## [SET EXERCISE]
Extract the opening line of the entries and every line after it, stopping at and including the line that contains "(90,530),(233,525),(337,533),(441,497),(513,508),(406,543)]". Do not include pictures.

## [Records with drawing code]
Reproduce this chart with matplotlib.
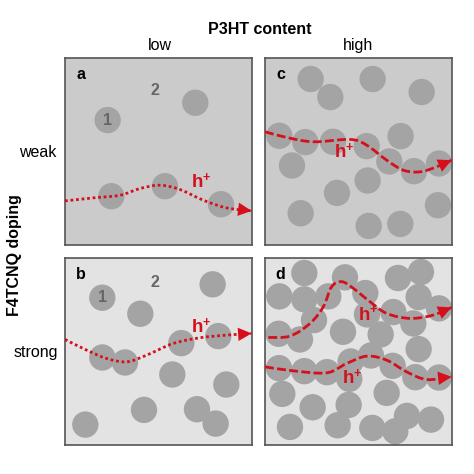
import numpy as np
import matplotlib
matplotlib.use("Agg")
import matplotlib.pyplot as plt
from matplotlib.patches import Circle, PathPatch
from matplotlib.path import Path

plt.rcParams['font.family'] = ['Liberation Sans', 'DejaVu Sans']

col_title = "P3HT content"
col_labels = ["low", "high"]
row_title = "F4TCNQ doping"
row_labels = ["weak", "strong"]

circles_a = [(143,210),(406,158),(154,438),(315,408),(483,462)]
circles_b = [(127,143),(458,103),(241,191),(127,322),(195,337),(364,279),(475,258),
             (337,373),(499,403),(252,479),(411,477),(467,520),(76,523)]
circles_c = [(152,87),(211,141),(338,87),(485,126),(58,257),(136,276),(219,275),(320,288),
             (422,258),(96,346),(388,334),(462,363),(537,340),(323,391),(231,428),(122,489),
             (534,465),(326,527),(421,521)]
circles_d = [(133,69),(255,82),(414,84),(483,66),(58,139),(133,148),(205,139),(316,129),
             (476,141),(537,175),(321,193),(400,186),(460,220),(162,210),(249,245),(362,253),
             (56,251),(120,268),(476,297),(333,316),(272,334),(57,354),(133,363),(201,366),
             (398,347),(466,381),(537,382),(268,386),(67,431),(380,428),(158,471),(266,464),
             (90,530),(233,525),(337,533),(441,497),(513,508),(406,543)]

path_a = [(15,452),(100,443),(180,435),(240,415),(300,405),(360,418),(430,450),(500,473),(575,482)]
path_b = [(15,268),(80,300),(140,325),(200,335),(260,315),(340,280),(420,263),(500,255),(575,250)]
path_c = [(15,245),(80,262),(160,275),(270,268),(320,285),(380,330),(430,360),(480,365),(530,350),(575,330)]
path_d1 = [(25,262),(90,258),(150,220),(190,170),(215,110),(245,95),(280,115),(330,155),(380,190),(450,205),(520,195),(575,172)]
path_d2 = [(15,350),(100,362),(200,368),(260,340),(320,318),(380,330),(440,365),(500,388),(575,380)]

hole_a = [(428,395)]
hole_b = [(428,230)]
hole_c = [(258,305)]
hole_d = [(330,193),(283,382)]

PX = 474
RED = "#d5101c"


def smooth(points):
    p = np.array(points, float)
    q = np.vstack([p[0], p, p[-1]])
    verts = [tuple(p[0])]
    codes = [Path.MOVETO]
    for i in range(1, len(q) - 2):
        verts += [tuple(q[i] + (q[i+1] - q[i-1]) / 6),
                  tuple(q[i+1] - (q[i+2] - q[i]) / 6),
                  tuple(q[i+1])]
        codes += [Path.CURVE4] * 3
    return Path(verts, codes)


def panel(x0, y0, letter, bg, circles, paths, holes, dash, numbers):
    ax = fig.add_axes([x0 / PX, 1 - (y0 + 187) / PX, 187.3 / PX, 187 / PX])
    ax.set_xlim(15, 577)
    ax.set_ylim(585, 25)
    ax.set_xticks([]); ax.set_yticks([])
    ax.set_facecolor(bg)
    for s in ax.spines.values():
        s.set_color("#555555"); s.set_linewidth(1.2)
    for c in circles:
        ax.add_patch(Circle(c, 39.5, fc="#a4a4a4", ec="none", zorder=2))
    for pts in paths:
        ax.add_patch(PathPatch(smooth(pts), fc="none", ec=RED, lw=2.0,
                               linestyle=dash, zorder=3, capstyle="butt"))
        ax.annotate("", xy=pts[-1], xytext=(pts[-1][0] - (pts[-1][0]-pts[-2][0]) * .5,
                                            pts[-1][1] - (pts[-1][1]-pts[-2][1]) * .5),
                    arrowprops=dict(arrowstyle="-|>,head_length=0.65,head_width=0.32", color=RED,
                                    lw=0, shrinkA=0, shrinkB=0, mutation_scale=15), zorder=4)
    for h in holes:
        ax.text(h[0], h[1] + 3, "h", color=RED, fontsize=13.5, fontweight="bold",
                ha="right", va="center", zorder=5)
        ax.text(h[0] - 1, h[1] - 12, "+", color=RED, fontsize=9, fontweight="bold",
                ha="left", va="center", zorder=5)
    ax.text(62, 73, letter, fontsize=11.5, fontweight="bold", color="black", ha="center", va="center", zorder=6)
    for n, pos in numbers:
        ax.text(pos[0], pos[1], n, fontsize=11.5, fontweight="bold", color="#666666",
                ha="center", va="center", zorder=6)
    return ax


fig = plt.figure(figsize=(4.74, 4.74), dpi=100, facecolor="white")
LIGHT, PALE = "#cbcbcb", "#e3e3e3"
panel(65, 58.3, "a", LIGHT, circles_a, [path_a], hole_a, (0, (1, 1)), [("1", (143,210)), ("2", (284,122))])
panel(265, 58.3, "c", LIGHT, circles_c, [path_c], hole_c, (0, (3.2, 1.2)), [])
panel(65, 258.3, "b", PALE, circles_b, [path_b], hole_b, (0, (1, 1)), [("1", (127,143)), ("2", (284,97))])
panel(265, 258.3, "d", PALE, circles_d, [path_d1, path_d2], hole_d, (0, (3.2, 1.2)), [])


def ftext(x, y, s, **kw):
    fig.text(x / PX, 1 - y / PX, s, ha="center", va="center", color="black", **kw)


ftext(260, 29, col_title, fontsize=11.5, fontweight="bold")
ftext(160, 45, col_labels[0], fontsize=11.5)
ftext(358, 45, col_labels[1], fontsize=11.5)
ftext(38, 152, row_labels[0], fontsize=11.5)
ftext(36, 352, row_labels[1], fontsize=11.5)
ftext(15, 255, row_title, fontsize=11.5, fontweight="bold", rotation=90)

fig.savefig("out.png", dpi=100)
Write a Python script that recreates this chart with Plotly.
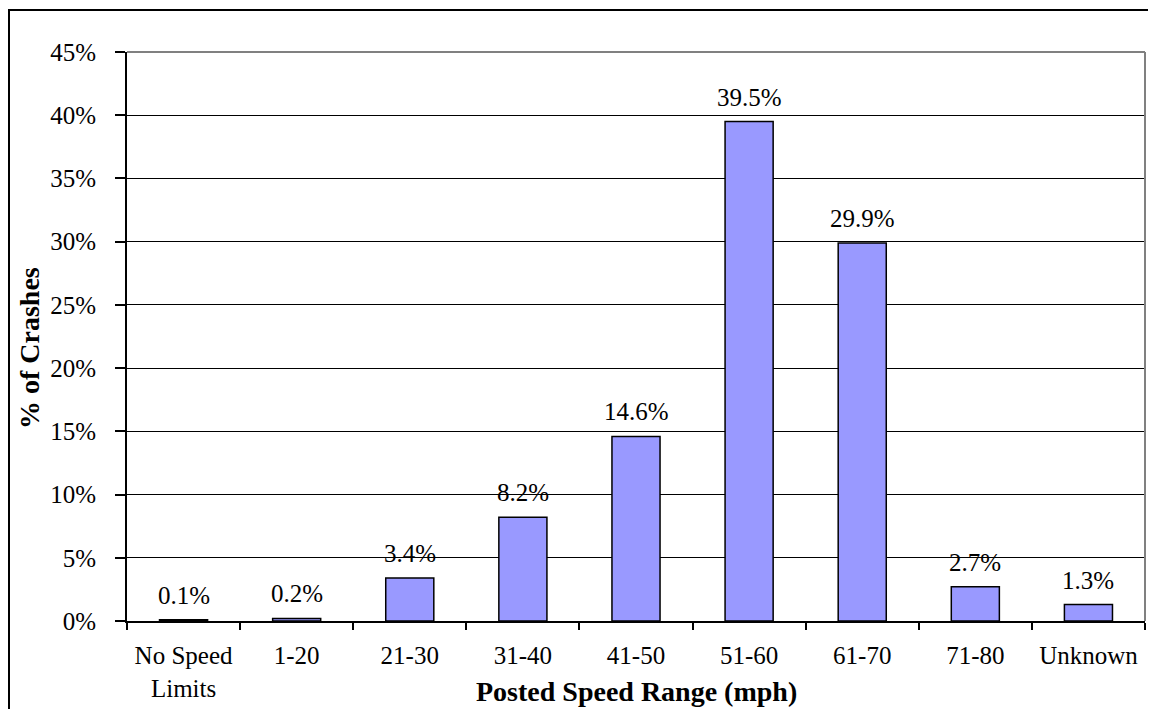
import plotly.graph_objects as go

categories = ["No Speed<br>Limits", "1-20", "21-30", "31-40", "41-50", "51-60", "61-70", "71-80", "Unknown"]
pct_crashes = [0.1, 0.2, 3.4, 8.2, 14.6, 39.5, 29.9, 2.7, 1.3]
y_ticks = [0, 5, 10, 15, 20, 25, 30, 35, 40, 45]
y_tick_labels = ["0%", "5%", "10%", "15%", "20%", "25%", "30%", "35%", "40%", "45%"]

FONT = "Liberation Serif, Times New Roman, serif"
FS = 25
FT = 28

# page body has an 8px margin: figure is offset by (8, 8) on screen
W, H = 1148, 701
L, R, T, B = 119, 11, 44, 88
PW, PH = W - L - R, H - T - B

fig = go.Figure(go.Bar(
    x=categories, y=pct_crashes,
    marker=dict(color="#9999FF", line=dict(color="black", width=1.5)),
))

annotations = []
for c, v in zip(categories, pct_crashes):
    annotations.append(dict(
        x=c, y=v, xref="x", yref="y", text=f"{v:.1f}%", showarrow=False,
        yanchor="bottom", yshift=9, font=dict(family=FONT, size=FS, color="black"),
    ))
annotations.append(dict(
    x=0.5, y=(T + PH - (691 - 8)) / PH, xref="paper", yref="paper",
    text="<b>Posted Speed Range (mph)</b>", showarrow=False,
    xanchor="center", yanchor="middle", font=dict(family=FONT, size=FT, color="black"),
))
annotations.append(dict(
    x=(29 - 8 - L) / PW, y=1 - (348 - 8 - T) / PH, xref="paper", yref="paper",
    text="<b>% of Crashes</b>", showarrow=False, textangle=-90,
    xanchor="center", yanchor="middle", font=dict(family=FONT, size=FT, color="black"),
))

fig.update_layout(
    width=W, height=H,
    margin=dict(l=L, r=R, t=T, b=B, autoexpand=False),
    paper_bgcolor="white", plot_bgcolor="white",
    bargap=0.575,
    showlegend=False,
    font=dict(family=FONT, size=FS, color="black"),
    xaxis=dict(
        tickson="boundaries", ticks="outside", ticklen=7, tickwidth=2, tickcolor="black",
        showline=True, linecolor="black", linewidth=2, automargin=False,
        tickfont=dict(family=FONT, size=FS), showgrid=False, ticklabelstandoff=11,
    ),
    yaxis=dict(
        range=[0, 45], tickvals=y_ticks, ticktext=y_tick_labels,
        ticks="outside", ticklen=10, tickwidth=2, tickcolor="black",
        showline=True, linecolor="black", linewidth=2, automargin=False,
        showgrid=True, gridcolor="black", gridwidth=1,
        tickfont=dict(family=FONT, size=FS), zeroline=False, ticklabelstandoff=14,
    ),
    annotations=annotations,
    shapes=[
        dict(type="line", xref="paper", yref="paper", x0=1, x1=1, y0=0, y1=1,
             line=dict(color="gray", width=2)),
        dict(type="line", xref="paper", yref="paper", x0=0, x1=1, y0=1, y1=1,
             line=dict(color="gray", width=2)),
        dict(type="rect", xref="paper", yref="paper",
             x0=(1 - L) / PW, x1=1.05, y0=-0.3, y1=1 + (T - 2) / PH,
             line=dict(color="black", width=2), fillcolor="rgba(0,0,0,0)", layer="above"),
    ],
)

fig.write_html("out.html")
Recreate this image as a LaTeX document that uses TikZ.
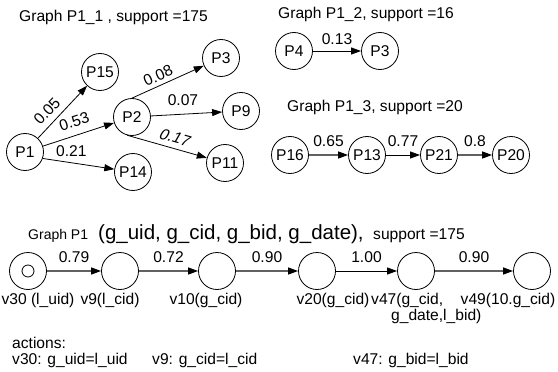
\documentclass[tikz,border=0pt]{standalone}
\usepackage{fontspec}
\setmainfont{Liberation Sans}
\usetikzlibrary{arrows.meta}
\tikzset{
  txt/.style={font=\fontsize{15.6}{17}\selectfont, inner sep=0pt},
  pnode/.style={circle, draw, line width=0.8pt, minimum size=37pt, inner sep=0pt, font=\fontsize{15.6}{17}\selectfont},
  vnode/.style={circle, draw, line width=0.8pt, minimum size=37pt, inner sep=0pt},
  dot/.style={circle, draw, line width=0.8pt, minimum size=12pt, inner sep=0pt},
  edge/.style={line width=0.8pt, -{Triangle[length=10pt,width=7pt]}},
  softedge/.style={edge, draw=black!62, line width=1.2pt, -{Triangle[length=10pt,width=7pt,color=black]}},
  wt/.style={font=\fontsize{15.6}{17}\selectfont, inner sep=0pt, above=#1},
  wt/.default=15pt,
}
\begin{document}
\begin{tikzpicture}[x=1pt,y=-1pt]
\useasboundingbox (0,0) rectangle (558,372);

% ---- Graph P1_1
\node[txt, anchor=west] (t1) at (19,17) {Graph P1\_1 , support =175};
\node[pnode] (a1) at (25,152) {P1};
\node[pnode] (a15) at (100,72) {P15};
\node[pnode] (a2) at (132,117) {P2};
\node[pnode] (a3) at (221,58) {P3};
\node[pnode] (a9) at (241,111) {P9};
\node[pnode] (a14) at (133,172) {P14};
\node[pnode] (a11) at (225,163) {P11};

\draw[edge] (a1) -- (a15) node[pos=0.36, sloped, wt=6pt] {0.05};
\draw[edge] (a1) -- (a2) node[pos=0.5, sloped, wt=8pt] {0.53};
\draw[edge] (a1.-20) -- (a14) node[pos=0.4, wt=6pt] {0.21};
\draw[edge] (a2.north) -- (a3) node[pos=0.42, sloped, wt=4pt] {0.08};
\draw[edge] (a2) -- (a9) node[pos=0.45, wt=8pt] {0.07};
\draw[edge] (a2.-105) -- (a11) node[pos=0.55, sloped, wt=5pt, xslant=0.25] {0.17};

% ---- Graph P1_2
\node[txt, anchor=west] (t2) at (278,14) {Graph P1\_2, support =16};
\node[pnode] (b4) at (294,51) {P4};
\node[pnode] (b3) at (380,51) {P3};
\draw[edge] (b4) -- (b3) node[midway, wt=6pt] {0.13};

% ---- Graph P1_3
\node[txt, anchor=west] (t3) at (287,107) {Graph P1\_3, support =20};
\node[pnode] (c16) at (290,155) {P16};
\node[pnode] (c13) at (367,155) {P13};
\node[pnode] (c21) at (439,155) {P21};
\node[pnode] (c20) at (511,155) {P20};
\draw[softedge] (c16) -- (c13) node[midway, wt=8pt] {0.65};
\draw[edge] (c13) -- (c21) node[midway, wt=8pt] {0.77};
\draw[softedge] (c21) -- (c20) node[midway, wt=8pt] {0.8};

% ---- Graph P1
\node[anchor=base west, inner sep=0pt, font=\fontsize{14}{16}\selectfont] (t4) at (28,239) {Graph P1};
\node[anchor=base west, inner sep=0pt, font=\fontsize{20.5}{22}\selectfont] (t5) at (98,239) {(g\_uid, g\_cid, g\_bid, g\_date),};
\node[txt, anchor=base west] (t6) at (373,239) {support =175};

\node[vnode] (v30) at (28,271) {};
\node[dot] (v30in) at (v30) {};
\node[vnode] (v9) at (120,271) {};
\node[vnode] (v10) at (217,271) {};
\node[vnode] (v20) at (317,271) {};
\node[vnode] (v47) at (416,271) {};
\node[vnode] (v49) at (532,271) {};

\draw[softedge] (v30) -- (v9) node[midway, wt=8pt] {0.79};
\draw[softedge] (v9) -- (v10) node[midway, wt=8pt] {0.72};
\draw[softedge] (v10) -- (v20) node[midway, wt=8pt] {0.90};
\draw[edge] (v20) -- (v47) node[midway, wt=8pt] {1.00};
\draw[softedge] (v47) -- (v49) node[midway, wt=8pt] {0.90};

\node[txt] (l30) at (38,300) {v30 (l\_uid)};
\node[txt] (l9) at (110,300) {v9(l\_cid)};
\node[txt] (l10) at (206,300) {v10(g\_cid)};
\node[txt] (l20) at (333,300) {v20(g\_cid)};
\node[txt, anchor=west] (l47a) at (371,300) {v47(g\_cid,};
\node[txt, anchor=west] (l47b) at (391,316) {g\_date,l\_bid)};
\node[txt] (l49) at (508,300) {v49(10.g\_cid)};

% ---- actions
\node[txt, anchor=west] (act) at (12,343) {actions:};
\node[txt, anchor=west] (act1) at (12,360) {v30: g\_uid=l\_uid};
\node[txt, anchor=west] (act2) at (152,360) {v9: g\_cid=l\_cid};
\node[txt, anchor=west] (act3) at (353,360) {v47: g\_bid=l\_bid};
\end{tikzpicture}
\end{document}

## [EXERCISE ANSWER]
Reproduce this chart with matplotlib.
import numpy as np
import matplotlib
matplotlib.use("Agg")
import matplotlib.pyplot as plt
from matplotlib.patches import Circle, PathPatch
from matplotlib.path import Path

plt.rcParams['font.family'] = ['Liberation Sans', 'DejaVu Sans']

col_title = "P3HT content"
col_labels = ["low", "high"]
row_title = "F4TCNQ doping"
row_labels = ["weak", "strong"]

circles_a = [(143,210),(406,158),(154,438),(315,408),(483,462)]
circles_b = [(127,143),(458,103),(241,191),(127,322),(195,337),(364,279),(475,258),
             (337,373),(499,403),(252,479),(411,477),(467,520),(76,523)]
circles_c = [(152,87),(211,141),(338,87),(485,126),(58,257),(136,276),(219,275),(320,288),
             (422,258),(96,346),(388,334),(462,363),(537,340),(323,391),(231,428),(122,489),
             (534,465),(326,527),(421,521)]
circles_d = [(133,69),(255,82),(414,84),(483,66),(58,139),(133,148),(205,139),(316,129),
             (476,141),(537,175),(321,193),(400,186),(460,220),(162,210),(249,245),(362,253),
             (56,251),(120,268),(476,297),(333,316),(272,334),(57,354),(133,363),(201,366),
             (398,347),(466,381),(537,382),(268,386),(67,431),(380,428),(158,471),(266,464),
             (90,530),(233,525),(337,533),(441,497),(513,508),(406,543)]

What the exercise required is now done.